• [TASK PROMPT]: Write out every single entry exactly.

[Records with drawing code]
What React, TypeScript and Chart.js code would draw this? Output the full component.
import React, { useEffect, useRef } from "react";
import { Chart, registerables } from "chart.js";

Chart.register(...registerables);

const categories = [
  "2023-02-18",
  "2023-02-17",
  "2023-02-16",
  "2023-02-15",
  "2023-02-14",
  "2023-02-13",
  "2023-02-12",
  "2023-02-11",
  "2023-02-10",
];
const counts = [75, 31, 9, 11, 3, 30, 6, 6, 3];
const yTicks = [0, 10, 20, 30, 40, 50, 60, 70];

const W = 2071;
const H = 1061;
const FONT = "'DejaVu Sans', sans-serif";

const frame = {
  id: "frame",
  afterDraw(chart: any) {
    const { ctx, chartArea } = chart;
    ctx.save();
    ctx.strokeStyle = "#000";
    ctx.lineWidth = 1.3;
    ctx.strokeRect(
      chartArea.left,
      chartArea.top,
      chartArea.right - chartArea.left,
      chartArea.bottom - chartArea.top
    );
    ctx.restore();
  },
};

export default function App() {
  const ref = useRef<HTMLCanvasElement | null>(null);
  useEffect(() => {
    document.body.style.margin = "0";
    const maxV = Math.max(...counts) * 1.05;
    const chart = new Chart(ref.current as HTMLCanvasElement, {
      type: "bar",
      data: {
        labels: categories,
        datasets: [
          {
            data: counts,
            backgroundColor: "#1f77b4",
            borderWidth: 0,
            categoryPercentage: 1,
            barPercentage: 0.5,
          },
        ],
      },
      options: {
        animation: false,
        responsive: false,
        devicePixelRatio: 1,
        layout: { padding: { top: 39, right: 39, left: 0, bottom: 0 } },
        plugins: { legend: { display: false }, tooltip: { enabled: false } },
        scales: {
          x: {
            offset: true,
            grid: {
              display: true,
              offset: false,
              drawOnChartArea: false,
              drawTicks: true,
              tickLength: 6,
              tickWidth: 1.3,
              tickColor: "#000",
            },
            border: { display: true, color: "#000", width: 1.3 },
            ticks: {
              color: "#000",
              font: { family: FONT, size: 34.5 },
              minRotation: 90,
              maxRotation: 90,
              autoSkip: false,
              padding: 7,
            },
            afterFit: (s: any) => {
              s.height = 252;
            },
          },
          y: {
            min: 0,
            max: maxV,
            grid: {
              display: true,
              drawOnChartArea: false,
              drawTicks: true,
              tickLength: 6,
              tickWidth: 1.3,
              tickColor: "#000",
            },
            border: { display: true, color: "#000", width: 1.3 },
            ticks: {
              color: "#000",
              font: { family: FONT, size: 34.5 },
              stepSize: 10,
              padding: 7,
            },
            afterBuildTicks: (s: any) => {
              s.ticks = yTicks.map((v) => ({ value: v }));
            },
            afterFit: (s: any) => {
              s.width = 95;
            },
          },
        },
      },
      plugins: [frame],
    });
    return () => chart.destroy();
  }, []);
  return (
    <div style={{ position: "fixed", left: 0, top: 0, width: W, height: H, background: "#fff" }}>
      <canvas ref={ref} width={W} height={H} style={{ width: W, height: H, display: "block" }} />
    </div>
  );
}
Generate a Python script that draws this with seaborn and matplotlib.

• [OUTPUT]:
What React, TypeScript and Chart.js code would draw this? Output the full component.
import React, { useEffect, useRef } from "react";
import { Chart, registerables } from "chart.js";

Chart.register(...registerables);

const categories = [
  "2023-02-18",
  "2023-02-17",
  "2023-02-16",
  "2023-02-15",
  "2023-02-14",
  "2023-02-13",
  "2023-02-12",
  "2023-02-11",
  "2023-02-10",
];
const counts = [75, 31, 9, 11, 3, 30, 6, 6, 3];
const yTicks = [0, 10, 20, 30, 40, 50, 60, 70];

const W = 2071;
const H = 1061;
const FONT = "'DejaVu Sans', sans-serif";

const frame = {
  id: "frame",
  afterDraw(chart: any) {
    const { ctx, chartArea } = chart;
    ctx.save();
    ctx.strokeStyle = "#000";
    ctx.lineWidth = 1.3;
    ctx.strokeRect(
      chartArea.left,
      chartArea.top,
      chartArea.right - chartArea.left,
      chartArea.bottom - chartArea.top
    );
    ctx.restore();
  },
};

export default function App() {
  const ref = useRef<HTMLCanvasElement | null>(null);
  useEffect(() => {
    document.body.style.margin = "0";
    const maxV = Math.max(...counts) * 1.05;
    const chart = new Chart(ref.current as HTMLCanvasElement, {
      type: "bar",
      data: {
        labels: categories,
        datasets: [
          {
            data: counts,
            backgroundColor: "#1f77b4",
            borderWidth: 0,
            categoryPercentage: 1,
            barPercentage: 0.5,
          },
        ],
      },
      options: {
        animation: false,
        responsive: false,
        devicePixelRatio: 1,
        layout: { padding: { top: 39, right: 39, left: 0, bottom: 0 } },
        plugins: { legend: { display: false }, tooltip: { enabled: false } },
        scales: {
          x: {
            offset: true,
            grid: {
              display: true,
              offset: false,
              drawOnChartArea: false,
              drawTicks: true,
              tickLength: 6,
              tickWidth: 1.3,
              tickColor: "#000",
            },
            border: { display: true, color: "#000", width: 1.3 },
            ticks: {
              color: "#000",
              font: { family: FONT, size: 34.5 },
              minRotation: 90,
              maxRotation: 90,
              autoSkip: false,
              padding: 7,
            },
            afterFit: (s: any) => {
              s.height = 252;
            },
          },
          y: {
            min: 0,
            max: maxV,
            grid: {
              display: true,
              drawOnChartArea: false,
              drawTicks: true,
              tickLength: 6,
              tickWidth: 1.3,
              tickColor: "#000",
            },
            border: { display: true, color: "#000", width: 1.3 },
            ticks: {
              color: "#000",
              font: { family: FONT, size: 34.5 },
              stepSize: 10,
              padding: 7,
            },
            afterBuildTicks: (s: any) => {
              s.ticks = yTicks.map((v) => ({ value: v }));
            },
            afterFit: (s: any) => {
              s.width = 95;
            },
          },
        },
      },
      plugins: [frame],
    });
    return () => chart.destroy();
  }, []);
  return (
    <div style={{ position: "fixed", left: 0, top: 0, width: W, height: H, background: "#fff" }}>
      <canvas ref={ref} width={W} height={H} style={{ width: W, height: H, display: "block" }} />
    </div>
  );
}
Generate a Python script that draws this with seaborn and matplotlib.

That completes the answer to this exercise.